In September 2025, Elshahed decided to wait no longer and instead took matters into his own hands. He cancelled his contract with AUC Press for Rebellious Things and published the book’s contents freely online.
“I felt in my heart a sense of urgency in getting this book out,” Elshahed says. “History is moving fast, and we’re living in a rebellious time in which people are questioning everything. I became rebellious myself by deciding that if my book is being delayed for whatever reason, I’ll just put it out there myself.”
Between September 16th and December 14th, 2025, Elshahed published all ten chapters and 128 entries through a dedicated Instagram page, @rebellious_things_book. (Other components of the book, like the 12,000-word introduction and a multi-spread timeline of modern Egyptian history, have not yet been published.) He also launched a GoFundMe page to recoup past expenses relating to the book’s research and publication, and cover his own living expenses as he tries to land a new publisher.
“Instagram allowed me to add visual and audio elements that are very essential to the modern period and would not have been possible in a physical book, but there are still core components missing, and so the book is not fully ‘out there’ yet,” Elshahed says, explaining why he's still working on releasing a physical book.
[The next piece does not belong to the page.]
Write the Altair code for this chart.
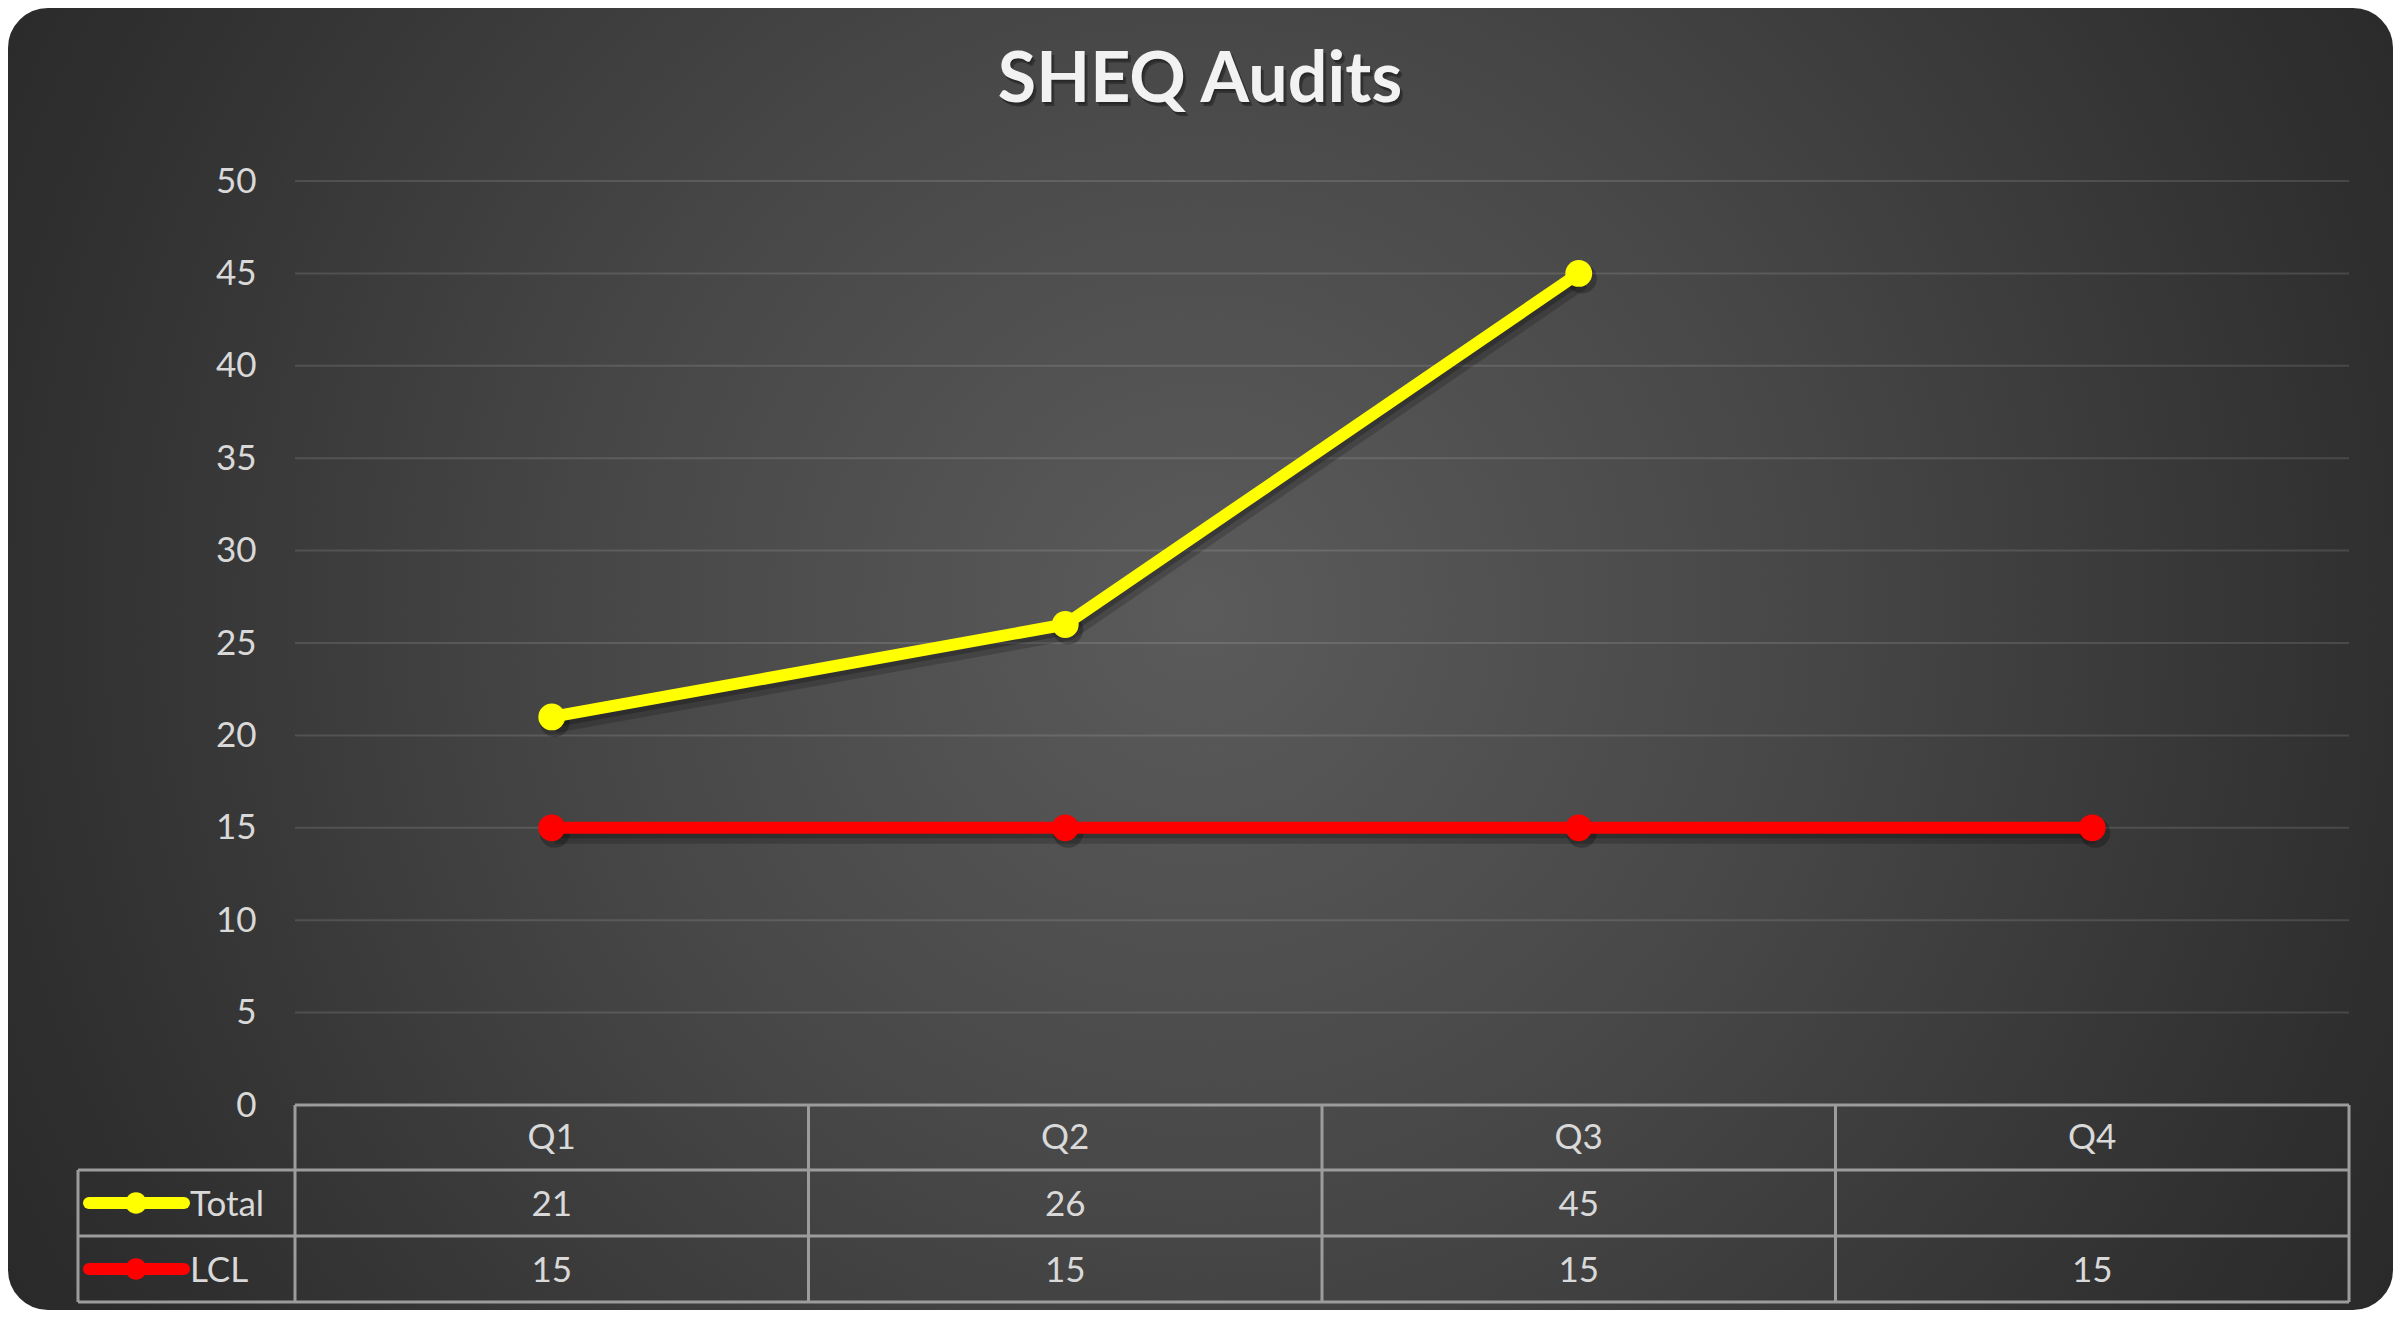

Though a decade has now passed since its first seeds were planted, Elshahed is adamant that the story of Rebellious Things is not over. And, after an unplanned move to Mexico in 2020, he is considering returning to Egypt soon where he’ll continue to pursue the book’s publication. “If I were to return to Egypt right now, I’m going to use whatever’s in the GoFundMe to get me back and get the book out.”